Groups representing military personnel say the cut would particularly hurt the 9.2 million active and retired personnel and their family members in the military's Tricare system, which uses payment rates set by Medicare. 

The annual cuts in Medicare reimbursement rates for doctors stem from 1990s legislation intended to lower the federal deficit. The Medicare reductions were supposed to occur in small increments every year, but Congress has generally canceled them. The result is that the small cuts have become cumulative -- now totaling over 10% -- but Congress has not rewritten or repealed the requirement for the cuts. 

Though both sides agree that the cuts in Medicare reimbursements should be prevented, they do not agree on how. 

Insurance firms and Republicans say the cuts in Wednesday's bill would lead to benefit reductions for seniors who rely on the private Medicare Advantage program -- about 20% of the nation's 44 million Medicare beneficiaries. 

Medical groups countered that the cuts to private companies would largely eliminate waste because private insurers charge the government, on average, 12% to 17% more than the Medicare program charges. 

"If they cut services to seniors, it's because they choose to, rather than cut advertising or profits," said Maria Freese of the National Committee to Preserve Social Security and Medicare. 

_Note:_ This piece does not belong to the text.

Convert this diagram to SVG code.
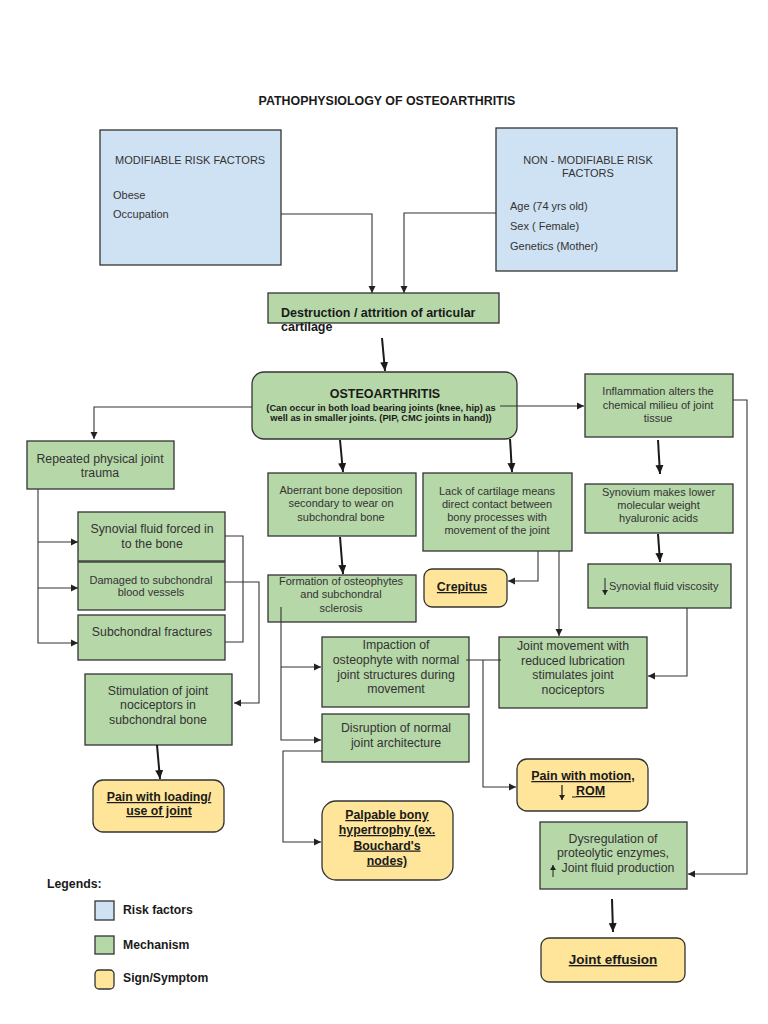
<svg xmlns="http://www.w3.org/2000/svg" width="768" height="1024" viewBox="0 0 768 1024">
<style>
text{font-family:"Liberation Sans",Arial,sans-serif;fill:#333}
.m{text-anchor:middle}
.s11{font-size:11px}
.s12{font-size:12.3px}
.b{font-weight:bold;fill:#1a1a1a}
.u{text-decoration:underline}
.blue{fill:#cfe2f3;stroke:#333;stroke-width:1.3}
.green{fill:#b6d7a8;stroke:#333;stroke-width:1.3}
.yel{fill:#ffe599;stroke:#333;stroke-width:1.3}
.c{fill:none;stroke:#333;stroke-width:1.1}
.k{fill:none;stroke:#1a1a1a;stroke-width:2}
</style>
<defs>
<marker id="a" markerWidth="8" markerHeight="8" refX="7" refY="4" orient="auto" markerUnits="userSpaceOnUse"><path d="M0,0.5 L7,4 L0,7.5 z" fill="#222"/></marker>
<marker id="b" markerWidth="10" markerHeight="10" refX="9" refY="5" orient="auto" markerUnits="userSpaceOnUse"><path d="M0,1 L9,5 L0,9 z" fill="#1a1a1a"/></marker>
<marker id="s" markerWidth="6" markerHeight="6" refX="5" refY="3" orient="auto" markerUnits="userSpaceOnUse"><path d="M0,0 L5,3 L0,6 z" fill="#222"/></marker>
</defs>

<text x="387" y="105" class="m b" style="font-size:12.4px">PATHOPHYSIOLOGY OF OSTEOARTHRITIS</text>

<g id="modifiable">
<rect x="100" y="130" width="181" height="135" class="blue"/>
<text x="115" y="164" class="s11">MODIFIABLE RISK FACTORS</text>
<text x="113" y="199" class="s11">Obese</text>
<text x="113" y="218" class="s11">Occupation</text>
</g>

<g id="nonmodifiable">
<rect x="496" y="128" width="181" height="143" class="blue"/>
<text x="588" y="164" class="m s11">NON - MODIFIABLE RISK</text>
<text x="588" y="177" class="m s11">FACTORS</text>
<text x="510" y="210" class="s11">Age (74 yrs old)</text>
<text x="510" y="230" class="s11">Sex ( Female)</text>
<text x="510" y="250" class="s11">Genetics (Mother)</text>
</g>

<g id="destruction">
<rect x="268" y="293" width="231" height="30" class="green"/>
<text x="281" y="317" class="b" style="font-size:12.5px">Destruction / attrition of articular</text>
<text x="281" y="331" class="b" style="font-size:12.5px">cartilage</text>
</g>

<g id="oa">
<rect x="252" y="372" width="265" height="67" rx="12" class="green"/>
<text x="385" y="398" class="m b" style="font-size:12.5px">OSTEOARTHRITIS</text>
<text x="381" y="411" class="m b" style="font-size:9.3px">(Can occur in both load bearing joints (knee, hip) as</text>
<text x="381" y="421" class="m b" style="font-size:9.3px">well as in smaller joints. (PIP, CMC joints in hand))</text>
</g>

<g id="repeated">
<rect x="27" y="441" width="147" height="48" class="green"/>
<text x="100" y="463" class="m s12">Repeated physical joint</text>
<text x="100" y="477" class="m s12">trauma</text>
</g>

<g id="synfluid">
<rect x="78" y="512" width="147" height="49" class="green"/>
<text x="152" y="533" class="m s12">Synovial fluid forced in</text>
<text x="152" y="548" class="m s12">to the bone</text>
</g>

<g id="damaged">
<rect x="78" y="562" width="147" height="48" class="green"/>
<text x="151" y="584" class="m s11">Damaged to subchondral</text>
<text x="151" y="596" class="m s11">blood vessels</text>
</g>

<g id="fractures">
<rect x="78" y="615" width="147" height="45" class="green"/>
<text x="152" y="636" class="m s12">Subchondral fractures</text>
</g>

<g id="stimulation">
<rect x="85" y="674" width="147" height="71" class="green"/>
<text x="158" y="695" class="m s12">Stimulation of joint</text>
<text x="158" y="709" class="m s12">nociceptors in</text>
<text x="158" y="724" class="m s12">subchondral bone</text>
</g>

<g id="painloading">
<rect x="93" y="780" width="131" height="52" rx="10" class="yel"/>
<text x="159" y="801" class="m b u" style="font-size:12.3px">Pain with loading/</text>
<text x="159" y="815" class="m b u" style="font-size:12.3px">use of joint</text>
</g>

<g id="aberrant">
<rect x="268" y="473" width="148" height="63" class="green"/>
<text x="341" y="494" class="m s11">Aberrant bone deposition</text>
<text x="341" y="507" class="m s11">secondary to wear on</text>
<text x="341" y="521" class="m s11">subchondral bone</text>
</g>

<g id="formation">
<rect x="268" y="575" width="148" height="47" class="green"/>
<text x="341" y="584.5" class="m s11">Formation of osteophytes</text>
<text x="341" y="598" class="m s11">and subchondral</text>
<text x="341" y="611.5" class="m s11">sclerosis</text>
</g>

<g id="lack">
<rect x="423" y="473" width="149" height="78" class="green"/>
<text x="497" y="495" class="m s11">Lack of cartilage means</text>
<text x="497" y="508" class="m s11">direct contact between</text>
<text x="497" y="521" class="m s11">bony processes with</text>
<text x="497" y="534" class="m s11">movement of the joint</text>
</g>

<g id="crepitus">
<rect x="424" y="569" width="83" height="38" rx="8" class="yel"/>
<text x="462" y="591" class="m b u" style="font-size:12.4px">Crepitus</text>
</g>

<g id="impaction">
<rect x="322" y="637" width="147" height="70" class="green"/>
<text x="396" y="649" class="m s12">Impaction of</text>
<text x="396" y="664" class="m s12">osteophyte with normal</text>
<text x="396" y="679" class="m s12">joint structures during</text>
<text x="396" y="693" class="m s12">movement</text>
</g>

<g id="disruption">
<rect x="322" y="714" width="147" height="48" class="green"/>
<text x="396" y="732" class="m s12">Disruption of normal</text>
<text x="396" y="747" class="m s12">joint architecture</text>
</g>

<g id="palpable">
<rect x="322" y="801" width="131" height="79" rx="14" class="yel"/>
<text x="387" y="819" class="m b u" style="font-size:12.3px">Palpable bony</text>
<text x="387" y="834" class="m b u" style="font-size:12.3px">hypertrophy (ex.</text>
<text x="387" y="849.5" class="m b u" style="font-size:12.3px">Bouchard's</text>
<text x="387" y="864.5" class="m b u" style="font-size:12.3px">nodes)</text>
</g>

<g id="inflammation">
<rect x="585" y="374" width="148" height="63" class="green"/>
<text x="658" y="395" class="m s11">Inflammation alters the</text>
<text x="658" y="408.5" class="m s11">chemical milieu of joint</text>
<text x="658" y="421.5" class="m s11">tissue</text>
</g>

<g id="synovium">
<rect x="585" y="484" width="148" height="49" class="green"/>
<text x="658.5" y="496" class="m s11">Synovium makes lower</text>
<text x="658.5" y="509" class="m s11">molecular weight</text>
<text x="658.5" y="522" class="m s11">hyaluronic acids</text>
</g>

<g id="viscosity">
<rect x="588" y="564" width="143" height="44" class="green"/>
<line x1="605" y1="578" x2="605" y2="595" stroke="#222" stroke-width="1" marker-end="url(#s)"/>
<text x="609" y="590" class="s11">Synovial fluid viscosity</text>
</g>

<g id="jointmovement">
<rect x="499" y="637" width="148" height="71" class="green"/>
<text x="573" y="650" class="m s12">Joint movement with</text>
<text x="573" y="664.5" class="m s12">reduced lubrication</text>
<text x="573" y="679" class="m s12">stimulates joint</text>
<text x="573" y="693.5" class="m s12">nociceptors</text>
</g>

<g id="painmotion">
<rect x="517" y="759" width="131" height="52" rx="10" class="yel"/>
<text x="583" y="780" class="m b u" style="font-size:12.5px">Pain with motion,</text>
<line x1="562" y1="785" x2="562" y2="800" stroke="#1a1a1a" stroke-width="1.2" marker-end="url(#s)"/>
<line x1="572" y1="797" x2="576" y2="797" stroke="#1a1a1a" stroke-width="1"/>
<text x="576" y="795" class="b u" style="font-size:12.5px">ROM</text>
</g>

<g id="dysregulation">
<rect x="540" y="822" width="147" height="67" class="green"/>
<text x="613" y="843" class="m s12">Dysregulation of</text>
<text x="613" y="857" class="m s12">proteolytic enzymes,</text>
<line x1="553" y1="877" x2="553" y2="865" stroke="#222" stroke-width="1" marker-end="url(#s)"/>
<text x="618" y="872" class="m s12">Joint fluid production</text>
</g>

<g id="effusion">
<rect x="541" y="938" width="144" height="44" rx="8" class="yel"/>
<text x="613" y="964" class="m b u" style="font-size:13.5px">Joint effusion</text>
</g>

<g id="legend">
<text x="47" y="888" class="b" style="font-size:12.3px">Legends:</text>
<rect x="95" y="901" width="19" height="19" class="blue"/>
<text x="123" y="914" class="b" style="font-size:12.2px">Risk factors</text>
<rect x="95" y="936" width="19" height="18" class="green"/>
<text x="123" y="948.5" class="b" style="font-size:12.2px">Mechanism</text>
<rect x="95" y="970" width="19" height="19" rx="4" class="yel"/>
<text x="123" y="982" class="b" style="font-size:12.2px">Sign/Symptom</text>
</g>

<g id="connectors">
<path d="M281,214 H372 V293" class="c" marker-end="url(#a)"/>
<path d="M496,213 H404 V293" class="c" marker-end="url(#a)"/>
<path d="M382,338 L385,371" class="k" marker-end="url(#b)"/>
<path d="M252,407 H94 V439" class="c" marker-end="url(#a)"/>
<path d="M500,406 H584" class="c" marker-end="url(#a)"/>
<path d="M340,440 L343,472" class="k" marker-end="url(#b)"/>
<path d="M510,439 L512,472" class="k" marker-end="url(#b)"/>
<path d="M38,489 V643 H78" class="c" marker-end="url(#a)"/>
<path d="M38,542 H78" class="c" marker-end="url(#a)"/>
<path d="M38,588 H78" class="c" marker-end="url(#a)"/>
<path d="M225,536 H243 V642 H225" class="c"/>
<path d="M225,582 H259 V703 H234" class="c" marker-end="url(#a)"/>
<path d="M157,745 L160,779" class="k" marker-end="url(#b)"/>
<path d="M340,537 L343,574" class="k" marker-end="url(#b)"/>
<path d="M281,607 V740 H321" class="c" marker-end="url(#a)"/>
<path d="M281,667 H321" class="c" marker-end="url(#a)"/>
<path d="M322,751 H283 V842 H321" class="c" marker-end="url(#a)"/>
<path d="M538,551 V581 H508" class="c" marker-end="url(#a)"/>
<path d="M559,551 V636" class="c" marker-end="url(#a)"/>
<path d="M466,660 H501" class="c"/>
<path d="M483,660 V787 H516" class="c" marker-end="url(#a)"/>
<path d="M658,440 L660,474" class="k" marker-end="url(#b)"/>
<path d="M658,534 L660,562" class="k" marker-end="url(#b)"/>
<path d="M687,608 V676 H648" class="c" marker-end="url(#a)"/>
<path d="M733,400 H747 V874 H688" class="c" marker-end="url(#a)"/>
<path d="M612,899 L613,932" class="k" marker-end="url(#b)"/>
</g>
</svg>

Medical groups, which had lobbied hard for the bill, celebrated its passage. 

Doctors welcomed Wednesday's vote as a small reprieve from financial pressures that were leading many of them to limit or even stop seeing Medicare patients. They warned, however, that the bill was a short-term fix. 

"It doesn't solve the longer-term problem," said Dr. Howard R. Krauss, president of the Los Angeles County Medical Assn., who said that financial pressures were already pushing some Los Angeles doctors to limit the number of Medicare patients they treat, or to end their Medicare practice altogether. "There needs to be an overhaul of our health system nationally so that there's adequate healthcare for everyone." 

Kennedy, 76, flew directly to Washington after his daily cancer treatment and returned to Massachusetts immediately after the vote. His wife, Victoria Reggie Kennedy, wiped away tears as she watched from the Senate press gallery, where she sat with her niece Caroline Kennedy. 

"I return to the Senate today to keep a promise to our senior citizens -- and that's to protect Medicare," Kennedy said later in a statement. "Win, lose or draw, I wanted to be here. I wasn't going to take the chance that my vote could make the difference."